Halfway through the first volume of The History of the Decline and Fall of the Roman Empire (1776), Edward Gibbon took up the case of Zenobia, the famous queen of the Syrian city of Palmyra. “Modern Europe has produced several illustrious women who have sustained with glory the weight of empire,” Gibbon acknowledged, before generalizing that women are not usually known for heroism or leadership. They are instead limited by “the servile indolence imposed on [their] sex.” Zenobia was the exception that proved the rule. Decisive and strong, she rode on horseback rather than being borne on a palanquin, earning Gibbon’s highest praise: The vigorous queen was manful. “Instead of the little passions which so frequently perplex a female reign, the steady administration of Zenobia was guided by the most judicious maxims of policy.”
It is usually a mistake to apply contemporary standards to a writer who lived centuries ago. To put Gibbon’s views in context, several months after he published those words about Zenobia, Thomas Jefferson completed the Declaration of Independence despite owning an estate in Virginia worked by hundreds of slaves. Yet as the late historian Martha Saxton (1945–2023) writes in a new biography (her final book), Gibbon’s otherwise unprejudiced history is full of “gratuitous venom” toward women. The preoccupation is confounding, as it set Gibbon apart from other Enlightenment historians and thinkers like Voltaire, who complimented women in their writing.
What caused his misogyny? Saxton, the author of biographies of Mary Washington and Louisa May Alcott, set out to find the answer in The Conversions of Edward Gibbon. The subject is a surprising choice for a feminist historian—Gibbon was a hidebound exemplar of British patriarchy whom James Boswell called “an ugly, affected, disgusting fellow.” Two points seem to have piqued Saxton’s interest. One is personal sympathy. Gibbon grew up a lonely little boy with few friends who sustained himself by reading. The other draw is the enormously influential Decline and Fall, one of the greatest works of literature in the English language—a book, Saxton writes, that is full of “epic research, judicious balancing of evidence, fluency in the classics, and shrewd biographical sketches.” She decided that its author, and his prejudice, were worth understanding.
The resulting book is not a literary analysis of Gibbon’s masterpiece but an elegant, witty, erudite life of its creator. Saxton finds much to admire and seems to like her subject, even as she punctures his blimpish excesses. He was born in Surrey “an abnormally tiny and misshapen baby” who “suffered an array of baffling ailments that arrested his growth”; as an adult he would stand four foot seven and was covered in scars. His mother died when he was a child, and he spent the rest of his life trying to earn the approval of his father, who repaid his son’s devotion by sending him away on long tours of Europe and plotting to steal his inheritance.
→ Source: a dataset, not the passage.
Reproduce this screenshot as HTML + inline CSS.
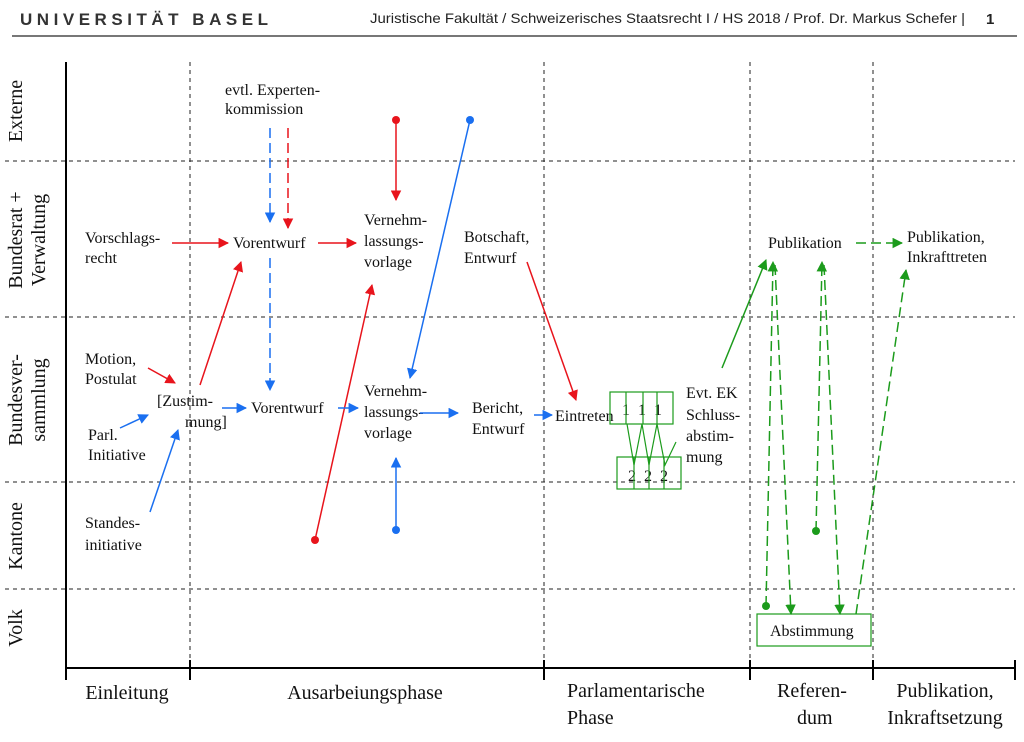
<!DOCTYPE html>
<html><head><meta charset="utf-8"><style>
body{margin:0;background:#fff}
svg{display:block}
.t{font-family:"Liberation Serif",serif;font-size:16px;fill:#111}
</style></head><body>
<svg width="1024" height="742" xmlns="http://www.w3.org/2000/svg">
<defs>
<marker id="r" viewBox="0 0 10 10" refX="9" refY="5" markerWidth="7" markerHeight="7" orient="auto"><path d="M0,0L10,5L0,10z" fill="#e8141c"/></marker>
<marker id="b" viewBox="0 0 10 10" refX="9" refY="5" markerWidth="7" markerHeight="7" orient="auto"><path d="M0,0L10,5L0,10z" fill="#1a6ff0"/></marker>
<marker id="g" viewBox="0 0 10 10" refX="9" refY="5" markerWidth="7" markerHeight="7" orient="auto"><path d="M0,0L10,5L0,10z" fill="#1c9b1c"/></marker>
</defs>
<text x="20" y="25" font-family="Liberation Sans,sans-serif" font-weight="bold" font-size="17" textLength="248" lengthAdjust="spacing" fill="#333">UNIVERSITÄT BASEL</text>
<text x="370" y="23" font-family="Liberation Sans,sans-serif" font-size="14" textLength="595" lengthAdjust="spacingAndGlyphs" fill="#222">Juristische Fakultät  /  Schweizerisches Staatsrecht I  /  HS 2018  /  Prof. Dr. Markus Schefer |</text>
<text x="986" y="24" font-family="Liberation Sans,sans-serif" font-weight="bold" font-size="15" fill="#222">1</text>
<line x1="12" y1="36" x2="1017" y2="36" stroke="#777" stroke-width="2"/>

<g stroke="#222" stroke-width="1" stroke-dasharray="4,4">
<line x1="5" y1="161" x2="1015" y2="161"/><line x1="5" y1="317" x2="1015" y2="317"/>
<line x1="5" y1="482" x2="1015" y2="482"/><line x1="5" y1="589" x2="1015" y2="589"/>
<line x1="190" y1="62" x2="190" y2="668"/><line x1="544" y1="62" x2="544" y2="668"/>
<line x1="750" y1="62" x2="750" y2="668"/><line x1="873" y1="62" x2="873" y2="668"/>
</g>
<g stroke="#000" stroke-width="2">
<line x1="66" y1="62" x2="66" y2="680"/><line x1="66" y1="668" x2="1015" y2="668"/>
<line x1="190" y1="660" x2="190" y2="680"/><line x1="544" y1="660" x2="544" y2="680"/>
<line x1="750" y1="660" x2="750" y2="680"/><line x1="873" y1="660" x2="873" y2="680"/>
<line x1="1015" y1="660" x2="1015" y2="680"/>
</g>

<g class="t" style="font-size:20px">
<text transform="translate(22,111) rotate(-90)" text-anchor="middle">Externe</text>
<text transform="translate(22,240) rotate(-90)" text-anchor="middle">Bundesrat +</text>
<text transform="translate(45,240) rotate(-90)" text-anchor="middle">Verwaltung</text>
<text transform="translate(22,400) rotate(-90)" text-anchor="middle">Bundesver-</text>
<text transform="translate(45,400) rotate(-90)" text-anchor="middle">sammlung</text>
<text transform="translate(22,536) rotate(-90)" text-anchor="middle">Kantone</text>
<text transform="translate(22,628) rotate(-90)" text-anchor="middle">Volk</text>
<text x="127" y="699" text-anchor="middle">Einleitung</text>
<text x="365" y="699" text-anchor="middle">Ausarbeiungsphase</text>
<text x="567" y="697">Parlamentarische</text>
<text x="567" y="724">Phase</text>
<text x="777" y="697">Referen-</text>
<text x="797" y="724">dum</text>
<text x="945" y="697" text-anchor="middle">Publikation,</text>
<text x="945" y="724" text-anchor="middle">Inkraftsetzung</text>
</g>

<g class="t">
<text x="225" y="95">evtl. Experten-</text><text x="225" y="114">kommission</text>
<text x="85" y="243">Vorschlags-</text><text x="85" y="263">recht</text>
<text x="233" y="248">Vorentwurf</text>
<text x="364" y="225">Vernehm-</text><text x="364" y="246">lassungs-</text><text x="364" y="267">vorlage</text>
<text x="464" y="242">Botschaft,</text><text x="464" y="263">Entwurf</text>
<text x="768" y="248">Publikation</text>
<text x="907" y="242">Publikation,</text><text x="907" y="262">Inkrafttreten</text>
<text x="85" y="364">Motion,</text><text x="85" y="384">Postulat</text>
<text x="157" y="406">[Zustim-</text><text x="185" y="427">mung]</text>
<text x="88" y="440">Parl.</text><text x="88" y="460">Initiative</text>
<text x="251" y="413">Vorentwurf</text>
<text x="364" y="396">Vernehm-</text><text x="364" y="417">lassungs-</text><text x="364" y="438">vorlage</text>
<text x="472" y="413">Bericht,</text><text x="472" y="434">Entwurf</text>
<text x="555" y="421">Eintreten</text>
<text x="686" y="398">Evt. EK</text><text x="686" y="420">Schluss-</text><text x="686" y="441">abstim-</text><text x="686" y="462">mung</text>
<text x="85" y="528">Standes-</text><text x="85" y="550">initiative</text>
<text x="770" y="636">Abstimmung</text>
<text x="622" y="415">1</text><text x="638" y="415">1</text><text x="654" y="415">1</text>
<text x="628" y="481">2</text><text x="644" y="481">2</text><text x="660" y="481">2</text>
</g>

<g stroke="#e8141c" stroke-width="1.5" fill="none" marker-end="url(#r)">
<line x1="172" y1="243" x2="228" y2="243"/>
<line x1="318" y1="243" x2="356" y2="243"/>
<line x1="527" y1="262" x2="576" y2="400"/>
<line x1="148" y1="368" x2="175" y2="383"/>
<line x1="200" y1="385" x2="241" y2="262"/>
<line x1="315" y1="540" x2="372" y2="285"/>
<line x1="396" y1="120" x2="396" y2="200"/>
<line x1="288" y1="128" x2="288" y2="228" stroke-dasharray="10,5"/>
</g>
<circle cx="315" cy="540" r="4" fill="#e8141c"/><circle cx="396" cy="120" r="4" fill="#e8141c"/>

<g stroke="#1a6ff0" stroke-width="1.5" fill="none" marker-end="url(#b)">
<line x1="270" y1="128" x2="270" y2="222" stroke-dasharray="10,5"/>
<line x1="270" y1="258" x2="270" y2="390" stroke-dasharray="10,5"/>
<line x1="120" y1="428" x2="148" y2="415"/>
<line x1="150" y1="512" x2="178" y2="430"/>
<line x1="222" y1="408" x2="246" y2="408"/>
<line x1="338" y1="408" x2="358" y2="408"/>
<line x1="420" y1="413" x2="458" y2="413"/>
<line x1="534" y1="415" x2="552" y2="415"/>
<line x1="470" y1="120" x2="410" y2="378"/>
<line x1="396" y1="530" x2="396" y2="458"/>
</g>
<circle cx="470" cy="120" r="4" fill="#1a6ff0"/><circle cx="396" cy="530" r="4" fill="#1a6ff0"/>

<g stroke="#1c9b1c" stroke-width="1.2" fill="none">
<rect x="610" y="392" width="63" height="32"/><line x1="626" y1="392" x2="626" y2="424"/><line x1="643" y1="392" x2="643" y2="424"/><line x1="657" y1="392" x2="657" y2="424"/>
<rect x="617" y="457" width="64" height="32"/><line x1="634" y1="457" x2="634" y2="489"/><line x1="649" y1="457" x2="649" y2="489"/><line x1="664" y1="457" x2="664" y2="489"/>
<polyline points="627,424 634,465 642,424 649,465 657,424 665,465 676,442"/>
<rect x="757" y="614" width="114" height="32"/>
</g>
<g stroke="#1c9b1c" stroke-width="1.5" fill="none" marker-end="url(#g)">
<line x1="722" y1="368" x2="766" y2="260"/>
<g stroke-dasharray="10,5">
<line x1="856" y1="243" x2="902" y2="243"/>
<line x1="766" y1="606" x2="773" y2="262"/>
<line x1="775" y1="265" x2="791" y2="614"/>
<line x1="816" y1="531" x2="822" y2="262"/>
<line x1="824" y1="265" x2="840" y2="614"/>
<line x1="856" y1="614" x2="906" y2="270"/>
</g>
</g>
<circle cx="766" cy="606" r="4" fill="#1c9b1c"/><circle cx="816" cy="531" r="4" fill="#1c9b1c"/>
</svg>
</body></html>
A series of maternal figures arrived, from a beloved aunt to a kindly stepmother. Saxton writes that Gibbon found pretty, young women “unnerving,” so these matrons offered the pleasure of female company without the burden of sexual anxiety. Yet although he was a confirmed bachelor, Gibbon did have one great romantic pursuit: He courted and planned to marry Suzanne Curchod but ended up jilting her. Saxton parts company with Gibbon’s biographer D. M. Low, who lets his subject off the hook by calling Curchod “over-possessive.” Another interpretation, Saxton writes, is that Gibbon perhaps “wasn’t prepared for candid criticism from an alert and observant young woman.”
During the Seven Years’ War, Gibbon served as a captain in the British army. He never saw action but nevertheless displayed a haughty superiority over his men and an affinity for the splendors of the parade ground. Saxton contends that during his military service, Gibbon picked up some of the vices and prejudices that would dominate his later life, including drunkenness and sexism. These attitudes also imbued his circle of British expatriates—Gibbon called them “the nation”—whose pastimes included binge drinking and visiting brothels. His reading habits shaped his outlook as well; the Latin poet Juvenal’s Satire VI catalogs vanity and infidelity, among other feminine vices. Gibbon’s journal entries show him sneering at the women he met in society as petty and affected.
Even as he struggled to maintain enduring female relationships, Gibbon enjoyed deep, ardent friendships with men. He deplored effeminacy—contending that it, alongside religion, had helped bring down the Roman Empire—but held fast to the men in his life, including his companion, Georges Deyverdun. The two men lived together for about six years, but Saxton finds no evidence that this or any other male pairings turned physical. She asserts, rather, that what mattered was “not whom Gibbon wished to have sex with, but whom he could love.”
Trying to separate the art from the artist is an age-old preoccupation. Often it proves impossible, or merely a fool’s errand. Yet when the artist is a historian, the stakes change. Gibbon was not some poet who happened to be a sexist in his personal life; the literature he produced was nonfiction, and his blinkered opinions therefore shaped readers’ views of his subject. Saxton helps us see that though these limitations by no means disqualify Gibbon from the shelf, they are worth remembering before blithely accepting his judgments. Zenobia, in other words, was probably not the only notable ancient queen.